Mid-Ulster (40 seats)

This could have been an outside bet for Sinn Féin to try and secure an overall majority, as they currently have eighteen seats, but like the DUP in Mid and East Antrim they are only fielding 19 candidates, so it won’t happen this year. Excluding Belfast, Mid Ulster is the council with the largest minority representation, with fifteen of the forty seats being held by unionist councillors (eight DUP and seven Ulster Unionists). This is another are where the SDLP is running considerably fewer candidates and seems to be party of a wider strategy of ensuring they put their resources into retaining council seats, rather than trying to expand the field.

Newry, Mourne & Down (41 seats)

Back in 2014 the SDLP surprised a few people with a very strong performance, winning 14 seats, the same number as Sinn Féin. However, not only might they struggle to repeat that performance this year, especially on the back of a strong Sinn Féin performance in South Down in the 2017 Assembly election, but they will also be conscious of the 11% swing to Sinn Fein which saw Chris Hazzard win the Westminster seat from Margaret Ritchie. Sinn Féín will surely be hoping that these strong performances transform into an increased vote at local government level, which will yield an increase in seats, and are running 4 more candidates than they did five years ago. This is borne out by the fact that Sinn Féín are running four more candidates than they did in 2014 and the SDLP are running three fewer. Aontú are running three candidates across the council and in tight races, such as Downpatrick, their presence could be felt and may very well have an impact on where the final seat ends up.

North Down & Ards (40 seats)

The DUP are only three seats short of an overall majority but are actually running fewer candidates this time out, as are most of the parties, indicating that they know where their votes are and they want to hold their 17 seats, and possibly pick up two more.
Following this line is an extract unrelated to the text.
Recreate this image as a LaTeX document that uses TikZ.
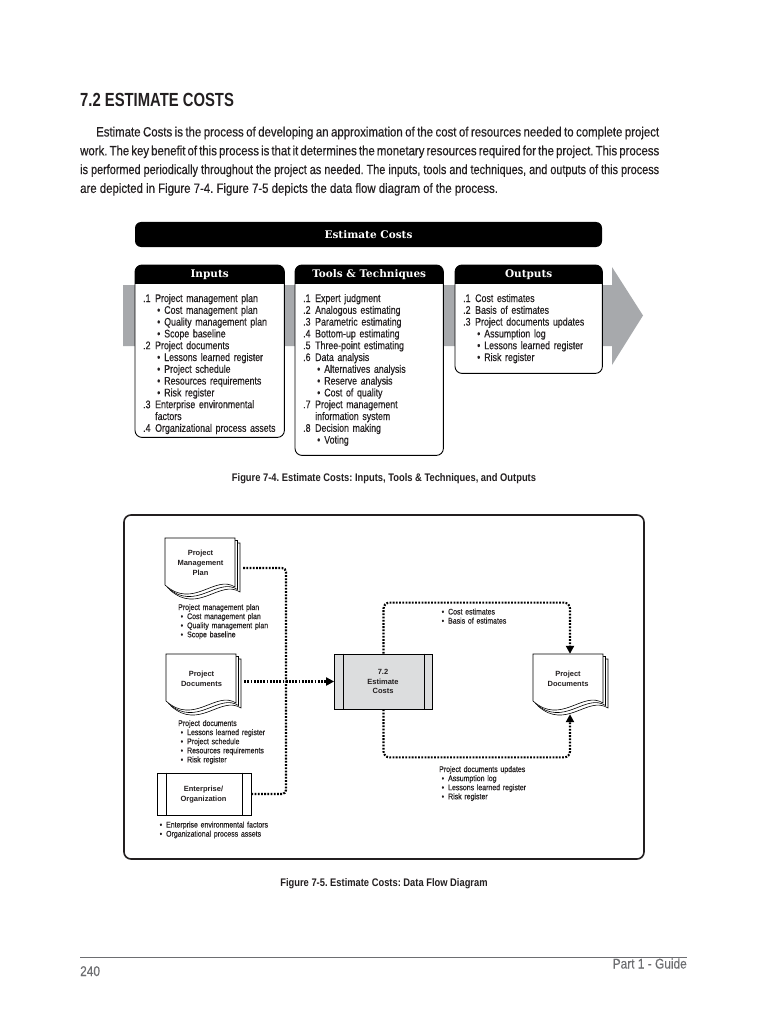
\documentclass[tikz,border=0pt]{standalone}
\usepackage{fontspec}
\setmainfont{Liberation Sans}
\newfontfamily\condA{Liberation Sans}[FakeStretch=0.845, FakeBold=0.4]
\newfontfamily\condCap{Liberation Sans}[FakeStretch=0.85]
\newfontfamily\condB{Liberation Sans}[FakeStretch=0.8, FakeBold=0.3]
\newfontfamily\condC{Liberation Sans}[FakeStretch=0.85, FakeBold=0.2]
\newfontfamily\condH{Liberation Sans}[FakeStretch=0.78]
\newfontfamily\slab{DejaVu Serif}
\usetikzlibrary{arrows.meta}
\frenchspacing
\definecolor{txt}{HTML}{231F20}
\definecolor{arrowgray}{HTML}{A7A9AC}
\definecolor{procgray}{HTML}{DCDDDE}
\definecolor{footgray}{HTML}{6D6E71}
\newcommand\nr[1]{\makebox[12pt][l]{#1}}
\newcommand\bul{\hspace*{14pt}\textbullet\hspace{4pt}}
\newcommand\cnt{\hspace*{12pt}}
\newcommand\sbul{\hspace*{2.5pt}\textbullet\hspace{4pt}}
\newcommand\docstack[2]{%
  \foreach \d in {5,2.5,0}{%
    \filldraw[fill=white, draw=black, line width=0.6pt, shift={(#1+\d,#2+\d)}]
      (0,0) -- (70,0) -- (70,49) .. controls (50,36) and (28,72) .. (0,47) -- cycle;}}
\newcommand\ittobox[6]{%
  \node[inner sep=0, anchor=north west, minimum width=#3-#2, minimum height=#4-265] (#1) at (#2,265) {};
  \begin{scope}
    \clip[rounded corners=7] (#1.north west) rectangle (#1.south east);
    \fill[white] (#1.north west) rectangle (#1.south east);
    \fill[black] (#1.north west) rectangle ([yshift=-18.5pt]#1.north east);
  \end{scope}
  \draw[line width=0.9pt, rounded corners=7] (#1.north west) rectangle (#1.south east);
  \node[text=white, inner sep=0, font=\slab\bfseries\fontsize{10.5}{12}\selectfont] (#1title) at ([yshift=-10pt]#1.north) {#5};
  \node[anchor=base west, inner sep=0, text width=150pt, align=left, text=txt,
        font=\condB\fontsize{11}{11.8}\selectfont] (#1list) at ([xshift=8pt, yshift=-37pt]#1.north west) {#6};
}
\begin{document}
\begin{tikzpicture}[x=1pt, y=-1pt,
  para/.style={anchor=base west, inner sep=0, text=txt, font=\condA\fontsize{13.5}{16}\selectfont},
  dotline/.style={line width=2.1pt, dash pattern=on 1.8pt off 1.4pt},
  tip/.style={-{Triangle[length=8pt,width=8pt]}},
  doctext/.style={inner sep=0, align=center, text=txt, font=\bfseries\fontsize{7.5}{9.8}\selectfont},
  lbl/.style={anchor=base west, inner sep=0, text width=160pt, align=left, text=txt, font=\condC\fontsize{8.2}{9.1}\selectfont},
  caption/.style={anchor=base, inner sep=0, text=txt, font=\condCap\bfseries\fontsize{11}{13}\selectfont}]
\fill[white] (0,0) rectangle (768,1024);
\useasboundingbox (0,0) rectangle (768,1024);

% heading and paragraph
\node[anchor=base west, inner sep=0, text=txt, font=\condH\bfseries\fontsize{19}{22}\selectfont] (head) at (80,107) {7.2 ESTIMATE COSTS};
\node[para] (p1) at (96,136.5) {\makebox[563pt][s]{Estimate Costs is the process of developing an approximation of the cost of resources needed to complete project}};
\node[para] (p2) at (80,155.3) {\makebox[579pt][s]{work. The key benefit of this process is that it determines the monetary resources required for the project. This process}};
\node[para] (p3) at (80,174.1) {\resizebox{579pt}{\height}{is performed periodically throughout the project as needed. The inputs, tools and techniques, and outputs of this process}};
\node[para] (p4) at (80,192.9) {are depicted in Figure 7-4. Figure 7-5 depicts the data flow diagram of the process.};

% ITTO figure
\node[fill=black, rounded corners=6, minimum width=467pt, minimum height=25pt, inner sep=0, text=white,
      font=\slab\bfseries\fontsize{10.5}{12}\selectfont] (banner) at (368.5,234.5) {Estimate Costs};
\fill[arrowgray] (123,285) -- (612,285) -- (612,267) -- (643,315.5) -- (612,365) -- (612,346) -- (123,346) -- cycle;

\ittobox{inputs}{135}{284}{437}{Inputs}{%
\nr{.1}Project management plan\\
\bul Cost management plan\\
\bul Quality management plan\\
\bul Scope baseline\\
\nr{.2}Project documents\\
\bul Lessons learned register\\
\bul Project schedule\\
\bul Resources requirements\\
\bul Risk register\\
\nr{.3}Enterprise environmental\\
\cnt factors\\
\nr{.4}Organizational process assets}

\ittobox{tools}{295}{443}{455}{Tools \& Techniques}{%
\nr{.1}Expert judgment\\
\nr{.2}Analogous estimating\\
\nr{.3}Parametric estimating\\
\nr{.4}Bottom-up estimating\\
\nr{.5}Three-point estimating\\
\nr{.6}Data analysis\\
\bul Alternatives analysis\\
\bul Reserve analysis\\
\bul Cost of quality\\
\nr{.7}Project management\\
\cnt information system\\
\nr{.8}Decision making\\
\bul Voting}

\ittobox{outputs}{455}{602}{373}{Outputs}{%
\nr{.1}Cost estimates\\
\nr{.2}Basis of estimates\\
\nr{.3}Project documents updates\\
\bul Assumption log\\
\bul Lessons learned register\\
\bul Risk register}

\node[caption] (cap1) at (384,481) {Figure 7-4. Estimate Costs: Inputs, Tools \& Techniques, and Outputs};

% data flow diagram
\node[draw=txt, line width=1.6pt, rounded corners=7, minimum width=520pt, minimum height=344pt, inner sep=0] (frame) at (384,687) {};

\docstack{165}{538}
\node[minimum width=78pt, minimum height=50pt, inner sep=0] (pmp) at (204,563) {};
\node[doctext] (pmptext) at (200.5,563) {Project\\Management\\Plan};

\docstack{166}{654}
\node[minimum width=78pt, minimum height=50pt, inner sep=0] (pd) at (205,679) {};
\node[doctext] (pdtext) at (201.5,678.5) {Project\\Documents};

\node[draw, line width=0.8pt, fill=white, minimum width=94pt, minimum height=42pt, inner sep=0] (ent) at (204,794) {};
\draw[line width=0.8pt] ([xshift=9.5pt]ent.north west) -- ([xshift=9.5pt]ent.south west);
\draw[line width=0.8pt] ([xshift=-9.5pt]ent.north east) -- ([xshift=-9.5pt]ent.south east);
\node[doctext] (enttext) at (203.5,794.5) {Enterprise/\\Organization};

\node[draw, line width=0.8pt, fill=procgray, minimum width=98pt, minimum height=55pt, inner sep=0] (proc) at (383.5,681.5) {};
\draw[line width=0.8pt] ([xshift=9.5pt]proc.north west) -- ([xshift=9.5pt]proc.south west);
\draw[line width=0.8pt] ([xshift=-9pt]proc.north east) -- ([xshift=-9pt]proc.south east);
\node[doctext] (proctext) at (383,681.5) {7.2\\Estimate\\Costs};

\docstack{533}{654}
\node[minimum width=2pt, minimum height=60pt, inner sep=0] (out) at (570,684) {};
\node[doctext] (outtext) at (568,678.5) {Project\\Documents};

\coordinate (j) at (286,681.5);
\draw[dotline, rounded corners=4] ([yshift=-5pt]pmp.east) -| (j);
\draw[dotline, rounded corners=4] (ent.east) -| (j);
\draw[dotline, tip] (pd.east |- proc.west) -- (proc.west);
\draw[dotline, tip, rounded corners=6] (proc.north) -- ++(0,-51) -| (out.north);
\draw[dotline, tip, rounded corners=6] (proc.south) -- ++(0,48) -| (out.south);

\node[lbl] (lpmp) at (178,610) {Project management plan\\
\sbul Cost management plan\\
\sbul Quality management plan\\
\sbul Scope baseline};
\node[lbl] (lpd) at (178,726) {Project documents\\
\sbul Lessons learned register\\
\sbul Project schedule\\
\sbul Resources requirements\\
\sbul Risk register};
\node[lbl] (lent) at (157,827.5) {\sbul Enterprise environmental factors\\
\sbul Organizational process assets};
\node[lbl] (lout1) at (439,614.5) {\sbul Cost estimates\\
\sbul Basis of estimates};
\node[lbl] (lout2) at (439,772) {Project documents updates\\
\sbul Assumption log\\
\sbul Lessons learned register\\
\sbul Risk register};

\node[caption] (cap2) at (384,886) {Figure 7-5. Estimate Costs: Data Flow Diagram};

% footer
\draw[footgray, line width=0.8pt] (80,957.5) -- (687,957.5);
\node[anchor=base west, inner sep=0, text=footgray, font=\condC\fontsize{14}{16}\selectfont] (pagenum) at (80,976) {240};
\node[anchor=base east, inner sep=0, text=footgray, font=\condC\fontsize{14}{16}\selectfont] (part) at (687,968.5) {Part 1 - Guide};
\end{tikzpicture}
\end{document}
Alliance were only two seats behind the UUP and are running 10 candidates, compared to the UUP’s 12, but could be in with a chance of overtaking them. The SDLP have one seat in this council, Joe Boyle in Ards Peninsula, but as he was elected on the first count in 2014, with well over a quota, he will probably remain the sole nationalist on the council going forward. One person who won’t be on the ballot paper is the former Alliance MLA and Ards councillor Kieran McCarthy, who had expressed interest in returning to politics after retiring from the Assembly in 2016, but discovered he is ineligible to stand after it was confirmed that his decision to take his severance package from the old council meant he could not stand for election again.

Final thoughts

Ten years ago it would not have been uncommon for an MLA to also be an MP, an Executive minister and strangely enough even a local councillor. However, the move to end double-jobbing, and the severance payments to longstanding councillors as part of the Review of Public Administration, saw an enormous amount of institutional knowledge leave local government in the period 2008-2011. With Westminster consumed with Brexit and the possibility of the Assembly being mothballed for the considerable future it could be argued that the political parties are starting to upskill their council teams with some ‘big hitters’ including former MPs and MLAs contesting the election. In Fermanagh and Omagh, former MP Barry McElduff is hoping to resurrect his political career by standing in the Omagh DEA and in Antrim and Newtownabbey former MP Danny Kinahan is running in Ballyclare. There are also a number of former MLAs who are hoping to get back in the game with Karen McKevitt (SDLP), Eamon McCann (People Before Profit), Ian McCrea (DUP), Oliver McMullan (Sinn Féin), Fred Cobain (previously of the UUP but now the DUP), Maurice Devenney (DUP), Cathal Ó hOisín (Sinn Fein), and Philip Smith (UUP) hoping to win council seats after losing their Assembly seats. We also have Francie Brolly trying to win a seat for Aontú having previously been a Sinn Féín MLA. The DUP and Sinn Féin even got in on the act early, co-opting former MLAs Stephen Moutray, Catherine Nelson and Ian Milne into council seats in Armagh, Banbridge and Craigavon and Mid Ulster in late 2018 in order to ensure they are running for election as incumbents. Stranger than any of that, Sinn Féin are actually running a sitting MLA for Councils seats in Derry City and Strabane (Michaela Boyle MLA) and Fermanagh, indicating that further Assembly co-options could be on the cards.

Turnout will be the great unknown this time as it will be the first local government election not to be held on the same day as another election since 1997. This, coupled with the fact that we’ve had no Executive and Assembly for over two years, as well as the interminable Brexit saga, could force turnover down below the 51% seen in 2014.

Between now and 2nd May expect to see countless posts on social media proclaiming universally warm welcomes on the door, apoplectic outrage about posters being removed and stories of fallings out between candidates in the same parties over leaflets going through the ‘wrong’ doors and posters being erected in the ‘wrong’ areas. Enjoy.

And just when you thought that would be the end of the elections for a while, it looks like we’ll do it all again four weeks late for the European Parliament.